Pros, Mehs, and Cons
- Cute theme. It’s a very cute circus game; I hear Meeple Circus has a similar theme but I haven’t played that one, so here we are.
- Great art. Marie Cardouat did the art on the first run (or two, don’t remember) of Dixit, and it also shines here in a less-surreal but still very pleasant way. It’s delightful.
- Seems kid-friendly. The pieces are chunky, the rules are fairly straightforward, and it’s got specific caveats for playing with younger folks, so that should work. I think stacking games get a lot of play for younger gamers; I assume that’s why Rhino Hero: Super Battle is so popular.
- Seems expandable, as well. I could see more animals, podiums, starting configurations, event cards, all sorts of things added if you wanted to make the game needlessly complicated (which, for stacking games, I’m occasionally into, so, sounds fun).
- Quick to teach. You can add or move one block or stack of blocks per turn. Try to match the cards. That’s the general gist.
- Short game. It’s nice to play a game that’s quick enough that you can just play it again super fast. Then again, I’m generally a fan of playing more games rather than playing one long game.
- Nice quality components. The pieces are pretty hefty, which is nice. The cards are so-so, but the pieces themselves have a really nice structure and weight to them, which I appreciate.
- The “you can’t undo the previous player’s move” is a good rule. Preventing stalemates is always nice and forward-thinking. I wish more games thought about preempting that sort of behavior.

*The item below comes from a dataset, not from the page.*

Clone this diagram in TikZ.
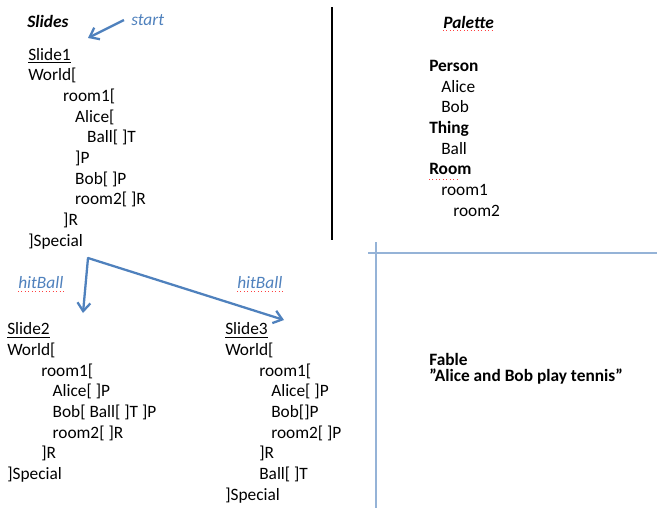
\documentclass[tikz,border=0pt]{standalone}
\usepackage{fontspec}
\setmainfont{Carlito}
\usetikzlibrary{arrows.meta,positioning}
\definecolor{arrowblue}{HTML}{4F81BD}
\definecolor{ruleblue}{HTML}{95B3D7}
\newcommand{\ind}[1]{\hspace*{#1pt}}

\begin{document}
\begin{tikzpicture}[
  x=0.75pt,y=-0.75pt,
  txtblock/.style={anchor=north west,inner sep=0pt,align=left,
    font=\fontsize{13}{15.5}\selectfont},
  lblblue/.style={anchor=west,inner sep=0pt,text=arrowblue,
    font=\fontsize{13}{15.5}\selectfont\itshape},
  flowarrow/.style={draw=arrowblue,line width=1.7pt,
    -{Straight Barb[length=2.2mm,width=3.4mm]}},
  spellmark/.style={draw=red!75,line width=0.6pt,dotted},
  splitline/.style={draw=ruleblue,line width=0.8pt}
]
\useasboundingbox[fill=white](0,0)rectangle(657,508);

% titles
\node[txtblock,anchor=west](slidesTitle)at(27,21){\textbf{\textit{Slides}}};
\node[lblblue](startLbl)at(131,20){start};
\node[txtblock,anchor=west](paletteTitle)at(443,22){\textbf{\textit{Palette}}};

% slide 1
\node[txtblock](slideOne)at(28,48){%
  \underline{Slide1}\\
  World[\\
  \ind{26.2}room1[\\
  \ind{35.2}Alice[\\
  \ind{44.2}Ball[ ]T\\
  \ind{35.2}]P\\
  \ind{35.2}Bob[ ]P\\
  \ind{35.2}room2[ ]R\\
  \ind{26.2}]R\\
  ]Special};

% slide 2 and slide 3
\node[txtblock](slideTwo)at(7,322.5){%
  \underline{Slide2}\\
  World[\\
  \ind{25.5}room1[\\
  \ind{34}Alice[ ]P\\
  \ind{34}Bob[ Ball[ ]T ]P\\
  \ind{34}room2[ ]R\\
  \ind{25.5}]R\\
  ]Special};
\node[txtblock](slideThree)at(225,322.5){%
  \underline{Slide3}\\
  World[\\
  \ind{25.5}room1[\\
  \ind{34.5}Alice[ ]P\\
  \ind{34.5}Bob[]P\\
  \ind{34.5}room2[ ]P\\
  \ind{25.5}]R\\
  \ind{25.5}Ball[ ]T\\
  ]Special};

% palette
\node[txtblock](paletteList)at(429,60){%
  \textbf{Person}\\
  \ind{9}Alice\\
  \ind{9}Bob\\
  \textbf{Thing}\\
  \ind{9}Ball\\
  \textbf{Room}\\
  \ind{9}room1\\
  \ind{18}room2};

% fable
\node[txtblock,anchor=west,font=\fontsize{13}{15.5}\selectfont\bfseries](fableTxt)at(429,359){Fable};
\node[txtblock,anchor=west,font=\fontsize{13}{15.5}\selectfont\bfseries](fableLine)at(429,377){”Alice and Bob play tennis”};

% labels on the branches
\node[lblblue](hitLeft)at(18,283){hitBall};
\node[lblblue](hitRight)at(237,283){hitBall};

% spelling marks
\draw[spellmark]([yshift=-1.5pt]hitLeft.south west)--([yshift=-1.5pt]hitLeft.south east);
\draw[spellmark]([yshift=-1.5pt]hitRight.south west)--([yshift=-1.5pt]hitRight.south east);
\draw[spellmark]([yshift=-1.5pt]paletteTitle.south west)--([yshift=-1.5pt]paletteTitle.south east);
\draw[spellmark](429,179)--(459,179);

% arrows
\coordinate(startTip)at(88,38);
\coordinate(branch)at(88,258);
\coordinate(tipTwo)at(83,313);
\coordinate(tipThree)at(284,320);
\draw[flowarrow](startLbl.west)++(-7,0)--(startTip);
\draw[flowarrow](branch)--(tipTwo);
\draw[flowarrow,line cap=round](branch)--(tipThree);

% separators
\draw[line width=2.2pt](332,7)--(332,240);
\draw[splitline](368,253)--(657,253);
\draw[splitline](376,242)--(376,508);
\end{tikzpicture}
\end{document}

- I’m always a bit worried about surfaces and cards and such when the tower falls over. The pieces are weighty enough that I’m mildly stressed when they hit the table or something else. They could bend cards or perhaps knock around the furniture, which would be a bummer. I’ve told players to try to catch it if they can, but that’s also risky.

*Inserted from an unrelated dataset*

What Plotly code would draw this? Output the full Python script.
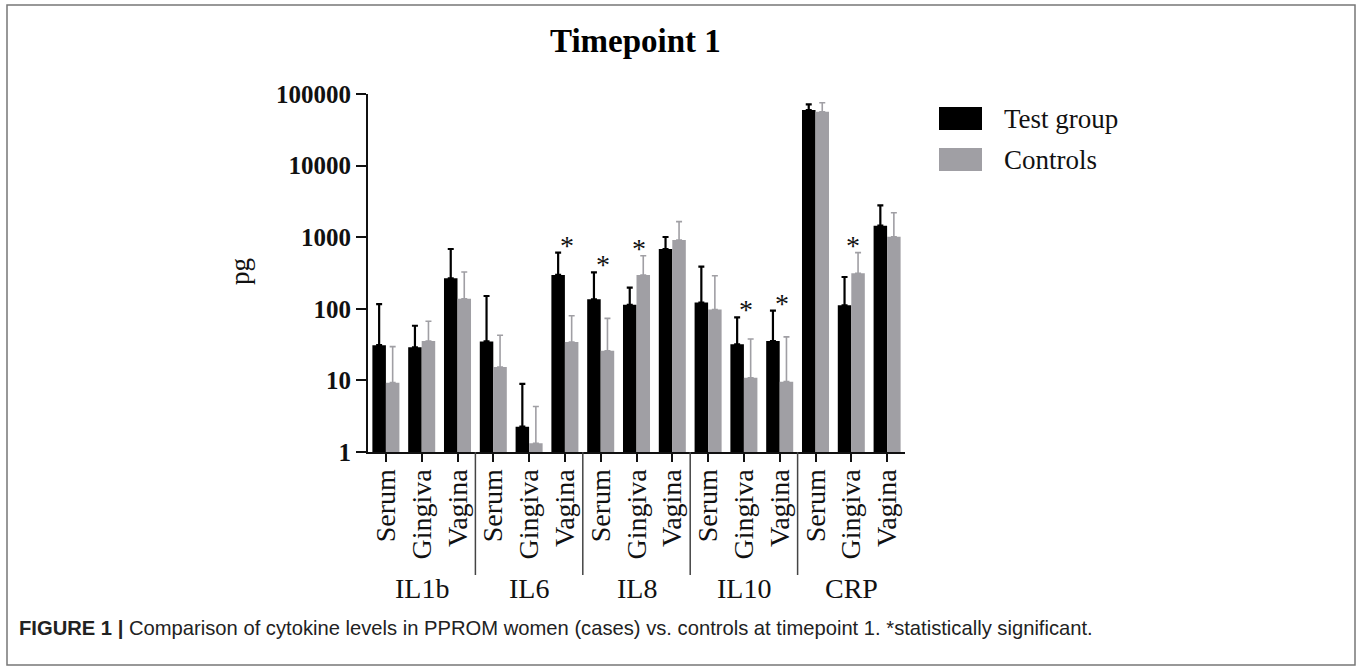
import plotly.graph_objects as go
import math

# ---------------- data ----------------
groups = ["IL1b", "IL6", "IL8", "IL10", "CRP"]
samples = ["Serum", "Gingiva", "Vagina"]
series_names = ["Test group", "Controls"]

test_mean = [31, 29, 267, 35, 2.26, 297, 136, 114, 684, 122, 32, 35.5, 59800, 112, 1448]
test_sd = [85, 29, 417, 116, 6.7, 311, 187, 83, 323, 265, 44, 58.5, 12000, 166, 1339]
ctrl_mean = [9.3, 35.5, 138, 15.4, 1.32, 34.4, 26, 297, 914, 98, 10.9, 9.6, 56600, 313, 1016]
ctrl_sd = [20.3, 31.5, 188, 27.3, 3.0, 45.6, 47.6, 255, 734, 192, 27, 31, 19000, 295, 1184]
significant = [0, 0, 0, 0, 0, 1, 1, 1, 0, 0, 1, 1, 0, 1, 0]

y_ticks = [1, 10, 100, 1000, 10000, 100000]

title_text = "Timepoint 1"
y_title = "pg"
caption = ("<b>FIGURE 1 |</b> Comparison of cytokine levels in PPROM women (cases) vs. "
           "controls at timepoint 1. *statistically significant.")

# ---------------- styles ----------------
BLACK = "#000000"
GRAY = "#a09fa4"
SERIF = "Liberation Serif, Times New Roman, serif"
W, H = 1360, 670
# plot area in screen pixels
SX0, SX1, SY0, SY1 = 368, 905, 94, 452
L, T = SX0, SY0
R, B = W - SX1, H - SY1
PW, PH = SX1 - SX0, SY1 - SY0


def px_x(p):
    return (p - SX0) / PW


def px_y(p):
    return (SY1 - p) / PH


n_s = len(samples)
x_idx = list(range(len(groups) * n_s))
tick_text = [samples[i % n_s] for i in x_idx]

fig = go.Figure()
for name, mean, sd, col, thick in [
    (series_names[0], test_mean, test_sd, BLACK, 2.2),
    (series_names[1], ctrl_mean, ctrl_sd, GRAY, 1.6),
]:
    fig.add_trace(go.Bar(
        x=x_idx, y=mean, name=name, marker=dict(color=col, line=dict(width=0)),
        error_y=dict(type="data", symmetric=False, array=sd,
                     arrayminus=[0] * len(sd), color=col, thickness=thick, width=3),
        showlegend=False,
    ))

annotations = []
shapes = []

# significance asterisks
for i, s in enumerate(significant):
    if s:
        top = max(test_mean[i] + test_sd[i], ctrl_mean[i] + ctrl_sd[i])
        annotations.append(dict(x=i + 0.06, y=math.log10(top), xref="x", yref="y", text="*",
                                showarrow=False, xanchor="center", yanchor="bottom", yshift=-10,
                                font=dict(family=SERIF, size=28, color="#111")))

# group labels and dividers
for g, name in enumerate(groups):
    center = g * n_s + (n_s - 1) / 2
    annotations.append(dict(x=center, y=px_y(588), xref="x", yref="paper", text=name,
                            showarrow=False, xanchor="center", yanchor="middle",
                            font=dict(family=SERIF, size=28, color="#111")))
    if g > 0:
        xd = g * n_s - 0.5
        shapes.append(dict(type="line", xref="x", yref="paper", x0=xd, x1=xd,
                           y0=0, y1=px_y(575), line=dict(color="#444", width=1.5)))

# y title
annotations.append(dict(x=px_x(240), y=px_y(272), xref="paper", yref="paper", text=y_title,
                        textangle=-90, showarrow=False, xanchor="center", yanchor="middle",
                        font=dict(family=SERIF, size=27, color="#111")))
# title
annotations.append(dict(x=px_x(635), y=px_y(41), xref="paper", yref="paper", text=f"<b>{title_text}</b>",
                        showarrow=False, xanchor="center", yanchor="middle",
                        font=dict(family=SERIF, size=33, color="#000")))
# caption
annotations.append(dict(x=px_x(17), y=px_y(628), xref="paper", yref="paper", text=caption,
                        showarrow=False, xanchor="left", yanchor="middle",
                        font=dict(family="Liberation Sans Narrow, Arial Narrow, Liberation Sans, Arial, sans-serif",
                                  size=20.2, color="#222")))

# custom legend
for k, (name, col) in enumerate(zip(series_names, [BLACK, GRAY])):
    ytop = 107 + k * 41
    shapes.append(dict(type="rect", xref="paper", yref="paper",
                       x0=px_x(939), x1=px_x(982), y0=px_y(ytop + 23), y1=px_y(ytop),
                       fillcolor=col, line=dict(width=0)))
    annotations.append(dict(x=px_x(1002), y=px_y(ytop + 12), xref="paper", yref="paper", text=name,
                            showarrow=False, xanchor="left", yanchor="middle",
                            font=dict(family=SERIF, size=27, color="#111")))

# outer frame
shapes.append(dict(type="rect", xref="paper", yref="paper",
                   x0=px_x(7), x1=px_x(1355), y0=px_y(665), y1=px_y(5),
                   line=dict(color="#777", width=1.5), fillcolor="rgba(0,0,0,0)"))

fig.update_layout(
    width=W, height=H,
    margin=dict(l=L, r=R, t=T, b=B),
    paper_bgcolor="white", plot_bgcolor="white",
    barmode="group", bargap=0.245, bargroupgap=0,
    annotations=annotations, shapes=shapes,
    showlegend=False,
)
fig.update_xaxes(
    range=[-0.5, len(x_idx) - 0.5], tickmode="array", tickvals=x_idx, ticktext=tick_text,
    tickangle=-90, ticks="outside", ticklen=8, tickwidth=2, tickcolor="#111",
    ticklabelstandoff=-4,
    showline=True, linewidth=2, linecolor="#111", showgrid=False, zeroline=False,
    tickfont=dict(family=SERIF, size=28, color="#111"),
)
fig.update_yaxes(
    type="log", range=[0, 5], tickmode="array", tickvals=y_ticks,
    ticktext=[str(v) for v in y_ticks],
    ticks="outside", ticklen=10, tickwidth=2, tickcolor="#111",
    showline=True, linewidth=2, linecolor="#111", showgrid=False, zeroline=False,
    tickfont=dict(family=SERIF, size=25, color="#111", weight="bold"),
)

fig.write_html("out.html", config={"displayModeBar": False},
               post_script="document.body.style.margin='0';document.body.style.overflow='hidden';")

- Fairly luck-dependent. Thankfully, the game is pretty quick, so that’s not the worst thing in the world. It can just be a bit annoying when a player scores two in a turn and then draws two more and scores those, as well. It may be worth modifying that rule when you’re playing with kids such that you can only score cards you drew at the start of your next turn or something. Your mileage may vary depending on your specific kids.

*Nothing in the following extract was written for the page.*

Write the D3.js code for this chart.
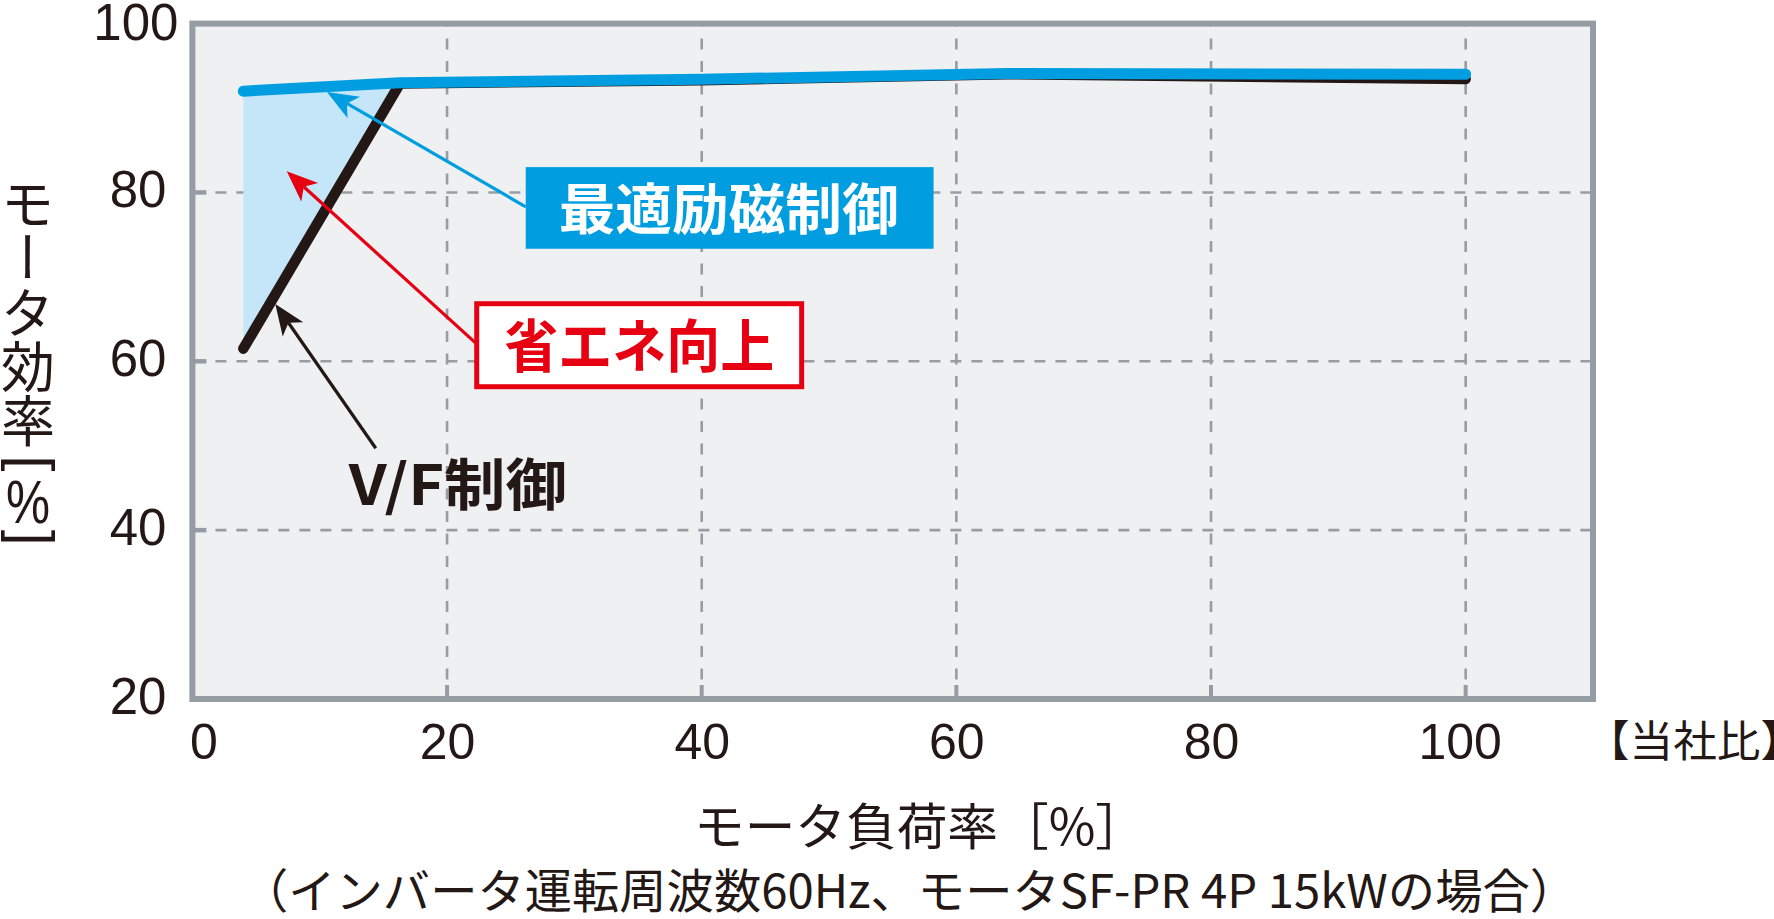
<!DOCTYPE html>
<html lang="ja">
<head>
<meta charset="utf-8">
<script src="https://cdn.jsdelivr.net/npm/d3@7"></script>
<style>
  html, body { margin: 0; padding: 0; background: #ffffff; }
  svg { display: block; }
  .num { font-family: "Liberation Sans", Arial, Helvetica, sans-serif; }
  .jp { font-family: "Noto Sans CJK JP", "Noto Sans", sans-serif; }
</style>
</head>
<body>
<svg id="chart" width="1774" height="919"></svg>
<script>
// ---------------- data ----------------
const loadRate      = [4, 16.3, 40, 64, 100];          // モータ負荷率 [%]
const optimalEff    = [92.0, 93.0, 93.4, 94.1, 94.0];  // 最適励磁制御
const vfEff         = [61.5, 92.9, 93.3, 94.0, 93.45]; // V/F制御
const gainRange     = [0, 1];                          // indices of the 省エネ向上 region
const xTicks        = [0, 20, 40, 60, 80, 100];
const yTicks        = [20, 40, 60, 80, 100];
const xGrid         = [20, 40, 60, 80, 100];
const yGrid         = [40, 60, 80];

// annotation anchors in data units [load, efficiency]
const blueArrow  = [[26.18, 78.3], [10.57, 91.9]];
const redArrow   = [[22.3, 62.1], [7.41, 82.5]];
const blackArrow = [[14.4, 49.7], [6.51, 66.8]];
const blueBox    = [[26.18, 83.0], [58.21, 73.33]];
const redBox     = [[22.33, 66.82], [47.85, 56.99]];
const vfLabelAt  = [12.28, 42.94];

const labels = {
  optimal: "最適励磁制御",
  gain: "省エネ向上",
  vf: "V/F制御",
  yTitle: "モータ効率",
  yUnitOpen: "[", yUnit: "%", yUnitClose: "]",
  xTitle: "モータ負荷率［%］",
  note: "（インバータ運転周波数60Hz、モータSF-PR 4P 15kWの場合）",
  basis: "【当社比】"
};

// ---------------- layout ----------------
const svg = d3.select("#chart");
const x = d3.scaleLinear().domain([0, 110]).range([192.4, 1593]);
const y = d3.scaleLinear().domain([20, 100]).range([699, 23.6]);

const C = {
  bg: "#eff0f2", frame: "#959ca3", grid: "#989da3",
  blue: "#009ee0", fill: "#c5e6f8", black: "#231815", red: "#e60012", text: "#231815"
};

// plot background
svg.append("rect")
  .attr("x", x(0)).attr("y", y(100))
  .attr("width", x(110) - x(0)).attr("height", y(20) - y(100))
  .attr("fill", C.bg);

// grid
svg.append("g").selectAll("line").data(yGrid).join("line")
  .attr("x1", x(0) + 3).attr("x2", x(110) - 3)
  .attr("y1", d => y(d)).attr("y2", d => y(d))
  .attr("stroke", C.grid).attr("stroke-width", 2.6)
  .attr("stroke-dasharray", "11,10").attr("stroke-dashoffset", -20);
svg.append("g").selectAll("line").data(xGrid).join("line")
  .attr("x1", d => x(d)).attr("x2", d => x(d))
  .attr("y1", y(100) + 3).attr("y2", y(20) - 3)
  .attr("stroke", C.grid).attr("stroke-width", 2.6)
  .attr("stroke-dasharray", "11,11.5").attr("stroke-dashoffset", -12);

// inward ticks
svg.append("g").selectAll("line").data(xGrid).join("line")
  .attr("x1", d => x(d)).attr("x2", d => x(d))
  .attr("y1", y(20)).attr("y2", y(20) - 14)
  .attr("stroke", C.frame).attr("stroke-width", 4);
svg.append("g").selectAll("line").data(yGrid).join("line")
  .attr("x1", x(0)).attr("x2", x(0) + 14)
  .attr("y1", d => y(d)).attr("y2", d => y(d))
  .attr("stroke", C.frame).attr("stroke-width", 4.5);

// frame
svg.append("rect")
  .attr("x", x(0)).attr("y", y(100))
  .attr("width", x(110) - x(0)).attr("height", y(20) - y(100))
  .attr("fill", "none").attr("stroke", C.frame).attr("stroke-width", 6);

// axes (labels only)
const xAxis = svg.append("g").attr("transform", `translate(0,${y(20)})`)
  .call(d3.axisBottom(x).tickValues(xTicks).tickSize(0).tickPadding(24));
xAxis.select(".domain").remove();
xAxis.attr("font-family", null).attr("font-size", null);
xAxis.selectAll("text")
  .attr("class", "num").attr("font-size", 50).attr("fill", C.text)
  .attr("dx", d => d === 0 ? 11 : (d === 100 ? -6 : 0));

const yAxis = svg.append("g").attr("transform", `translate(${x(0)},0)`)
  .call(d3.axisLeft(y).tickValues(yTicks).tickSize(0).tickPadding(26));
yAxis.select(".domain").remove();
yAxis.attr("font-family", null).attr("font-size", null);
yAxis.selectAll("text")
  .attr("class", "num").attr("font-size", 51).attr("fill", C.text)
  .attr("dy", d => d === 100 ? "0.31em" : "0.28em")
  .attr("dx", d => d === 100 ? 12 : 0);

// series
const pts = (ys) => loadRate.map((v, i) => [v, ys[i]]);
const line = d3.line().x(d => x(d[0])).y(d => y(d[1]));

const area = d3.area()
  .x(i => x(loadRate[i]))
  .y0(i => y(vfEff[i]))
  .y1(i => y(optimalEff[i]));
svg.append("path").attr("d", area(gainRange)).attr("fill", C.fill);

svg.append("path").attr("d", line(pts(vfEff)))
  .attr("fill", "none").attr("stroke", C.black).attr("stroke-width", 10.5)
  .attr("stroke-linecap", "round").attr("stroke-linejoin", "round");
svg.append("path").attr("d", line(pts(optimalEff)))
  .attr("fill", "none").attr("stroke", C.blue).attr("stroke-width", 11)
  .attr("stroke-linecap", "round").attr("stroke-linejoin", "round");

// arrows
function arrow(seg, color) {
  const [x0, y0] = [x(seg[0][0]), y(seg[0][1])];
  const [x1, y1] = [x(seg[1][0]), y(seg[1][1])];
  const a = Math.atan2(y1 - y0, x1 - x0);
  const L = 31, W = 12.5, N = 23;
  const bx = x1 - L * Math.cos(a), by = y1 - L * Math.sin(a);
  const nx = x1 - N * Math.cos(a), ny = y1 - N * Math.sin(a);
  const px = -Math.sin(a), py = Math.cos(a);
  svg.append("line").attr("x1", x0).attr("y1", y0).attr("x2", nx).attr("y2", ny)
    .attr("stroke", color).attr("stroke-width", 3.2);
  svg.append("path")
    .attr("d", `M${x1},${y1}L${bx + W * px},${by + W * py}L${nx},${ny}L${bx - W * px},${by - W * py}Z`)
    .attr("fill", color);
}
arrow(blueArrow, C.blue);
arrow(redArrow, C.red);
arrow(blackArrow, C.black);

// blue label box
const bb = { x0: x(blueBox[0][0]), y0: y(blueBox[0][1]), x1: x(blueBox[1][0]), y1: y(blueBox[1][1]) };
svg.append("rect").attr("x", bb.x0).attr("y", bb.y0)
  .attr("width", bb.x1 - bb.x0).attr("height", bb.y1 - bb.y0).attr("fill", C.blue);
svg.append("text").attr("class", "jp")
  .attr("x", (bb.x0 + bb.x1) / 2 - 171).attr("y", (bb.y0 + bb.y1) / 2 + 21)
  .attr("font-size", 55).attr("font-weight", 700).attr("fill", "#ffffff")
  .attr("textLength", 340).attr("lengthAdjust", "spacingAndGlyphs")
  .text(labels.optimal);

// red label box
const rb = { x0: x(redBox[0][0]), y0: y(redBox[0][1]), x1: x(redBox[1][0]), y1: y(redBox[1][1]) };
svg.append("rect").attr("x", rb.x0).attr("y", rb.y0)
  .attr("width", rb.x1 - rb.x0).attr("height", rb.y1 - rb.y0)
  .attr("fill", "#ffffff").attr("stroke", C.red).attr("stroke-width", 5);
svg.append("text").attr("class", "jp")
  .attr("x", (rb.x0 + rb.x1) / 2 - 135).attr("y", (rb.y0 + rb.y1) / 2 + 22)
  .attr("font-size", 57).attr("font-weight", 700).attr("fill", C.red)
  .attr("textLength", 270).attr("lengthAdjust", "spacingAndGlyphs")
  .text(labels.gain);

// V/F label
svg.append("text").attr("class", "jp")
  .attr("x", x(vfLabelAt[0])).attr("y", y(vfLabelAt[1]))
  .attr("font-size", 56).attr("font-weight", 700).attr("fill", C.text)
  .attr("textLength", 218).attr("lengthAdjust", "spacingAndGlyphs")
  .text(labels.vf);

// y title (vertical)
svg.append("text").attr("class", "jp")
  .attr("x", 28).attr("y", 176)
  .style("writing-mode", "vertical-rl")
  .attr("font-size", 54).attr("fill", C.text)
  .attr("textLength", 272).attr("lengthAdjust", "spacingAndGlyphs")
  .text(labels.yTitle);
// unit [%] stacked vertically: brackets turned, % upright
svg.append("text").attr("class", "num")
  .attr("transform", "translate(13.2,455.4) rotate(90)")
  .attr("font-size", 57).attr("fill", C.text)
  .text(labels.yUnitOpen);
svg.append("text").attr("class", "num")
  .attr("x", 28).attr("y", 523).attr("text-anchor", "middle")
  .attr("font-size", 61).attr("fill", C.text)
  .attr("textLength", 44).attr("lengthAdjust", "spacingAndGlyphs")
  .text(labels.yUnit);
svg.append("text").attr("class", "num")
  .attr("transform", "translate(13.2,529.8) rotate(90)")
  .attr("font-size", 57).attr("fill", C.text)
  .text(labels.yUnitClose);

// x title & note
svg.append("text").attr("class", "jp")
  .attr("x", 694).attr("y", 845)
  .attr("font-size", 50).attr("fill", C.text)
  .attr("textLength", 452).attr("lengthAdjust", "spacingAndGlyphs")
  .text(labels.xTitle);
svg.append("text").attr("class", "jp")
  .attr("x", 241).attr("y", 908)
  .attr("font-size", 47).attr("fill", C.text)
  .attr("textLength", 1336).attr("lengthAdjust", "spacingAndGlyphs")
  .text(labels.note);
svg.append("text").attr("class", "jp")
  .attr("x", 1586).attr("y", 757)
  .attr("font-size", 43).attr("fill", C.text)
  .attr("textLength", 218).attr("lengthAdjust", "spacingAndGlyphs")
  .text(labels.basis);
</script>
</body>
</html>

- Yeah, I’m not a huge fan of this at four. There’s too much entropy between turns for my tastes. I generally prefer to have more control than the game is going to provide.
Overall: 7.25 / 10
Overall, Topito is cute. I wouldn’t say I’m like, blown away by it, but I definitely have found it fun. It’s a light stacking game with a fun circus theme. Probably a solid kid’s game, though I may give Rhino Hero: Super Battle the edge just because it has a bit more scale than Topito does. People like the tall structures; what can I say? That said, this game does have a lot going for it beyond a manageable box size. Solid, easy-to-use components, simple gameplay, and fun art are all great things to have in your game, and Topito’s got them all down pat. I think I’d like to see some more content from Topito in the future, but in the meantime I think it’s pretty fun. If you’re looking for a cute stacking game for the whole family, I’d definitely suggest giving Topito a whirl!